Granular Activated Carbon Versus Carbon Block Filters
Carbon filters are typically manufactured in two primary physical forms: Granular Activated Carbon (GAC) and Carbon Block (CTO). GAC filters consist of loose, irregularly shaped granules of carbon packed into a cartridge. This loose arrangement allows water to pass through quickly, which translates to a higher flow rate, making GAC a common choice for whole-house systems primarily focused on taste and odor reduction.
Carbon Block filters, however, are made by grinding the carbon into a fine powder, mixing it with a binder, and compressing the mixture into a solid cylinder. The carbon particles in a block filter are significantly smaller than GAC granules, and the compressed structure forces the water to travel through a tighter, more tortuous path. This dramatically increases the water’s contact time with the carbon surface, leading to a much higher contaminant removal efficiency for finer particles and certain heavy metals like lead. The trade-off for this enhanced performance is a noticeable reduction in the overall water flow rate.
Maintaining Filter Performance
The effectiveness of any carbon filter is finite because the adsorption sites on the carbon surface will eventually become full. This condition is known as saturation, and it means the filter can no longer attract or trap new contaminants. As the carbon bed saturates, the zone where contaminants are actively being removed gradually moves through the filter until it reaches the exit point, a moment known as “breakthrough.”
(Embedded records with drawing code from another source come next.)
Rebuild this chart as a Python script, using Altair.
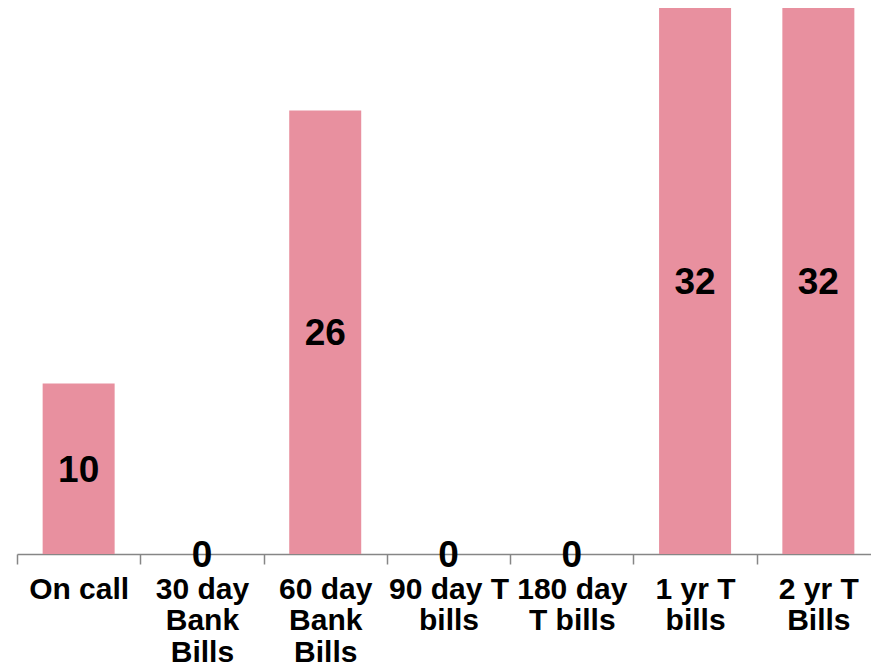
import altair as alt
import pandas as pd

categories = ["On call", "30 day\nBank\nBills", "60 day\nBank\nBills", "90 day T\nbills",
              "180 day\nT bills", "1 yr T\nbills", "2 yr T\nBills"]
values = [10, 0, 26, 0, 0, 32, 32]

df = pd.DataFrame({"cat": categories, "val": values})

x = alt.X("cat:N", sort=categories, title=None,
          scale=alt.Scale(paddingInner=0, paddingOuter=0),
          axis=alt.Axis(labelExpr="split(datum.label, '\\n')", labelAngle=0,
                        labelFont="Liberation Sans", labelFontWeight="bold",
                        labelFontSize=30, labelLineHeight=31.5, labelColor="black",
                        labelPadding=10, tickBand="extent", tickSize=10,
                        tickColor="#868686", tickWidth=1.5, domainColor="#868686",
                        domainWidth=1.5, labelBaseline="top"))
y = alt.Y("val:Q", scale=alt.Scale(domain=[0, 32], nice=False, zero=True), axis=None)

bars = alt.Chart(df).mark_bar(color="#E8909F", width=alt.RelativeBandSize(0.584)).encode(x=x, y=y)

texts = alt.Chart(df).transform_calculate(mid="datum.val / 2").mark_text(
    font="Liberation Sans", fontWeight="bold", fontSize=37, color="black",
    baseline="middle", align="center", dy=2
).encode(x=alt.X("cat:N", sort=categories), y=alt.Y("mid:Q"), text="val:Q")

chart = alt.layer(bars, texts).properties(
    width=863, height=546,
    autosize=alt.AutoSizeParams(type="none"),
    padding={"left": 9, "top": 0, "right": -9, "bottom": 109},
).configure_view(stroke=None)

chart.save("out.html", embed_options={"renderer": "svg", "actions": False})
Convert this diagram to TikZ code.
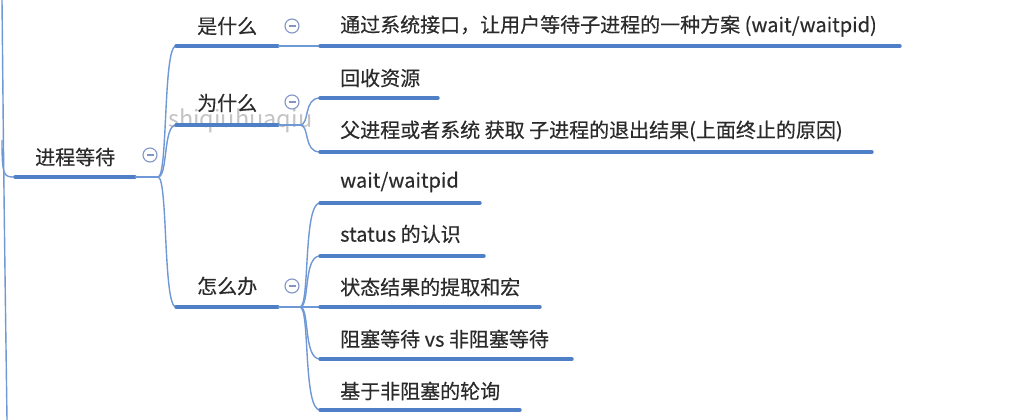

Performance degradation is often first indicated by the return of the specific tastes and odors the filter was installed to address, such as the distinct smell of chlorine. Another common sign is a noticeable reduction in the water flow rate, which occurs as the filter mechanically traps sediment and particulate matter. Timely replacement is important because a saturated filter not only stops working but may also begin to “off-gas” or shed previously trapped contaminants back into the water stream, potentially reversing the filtration benefits.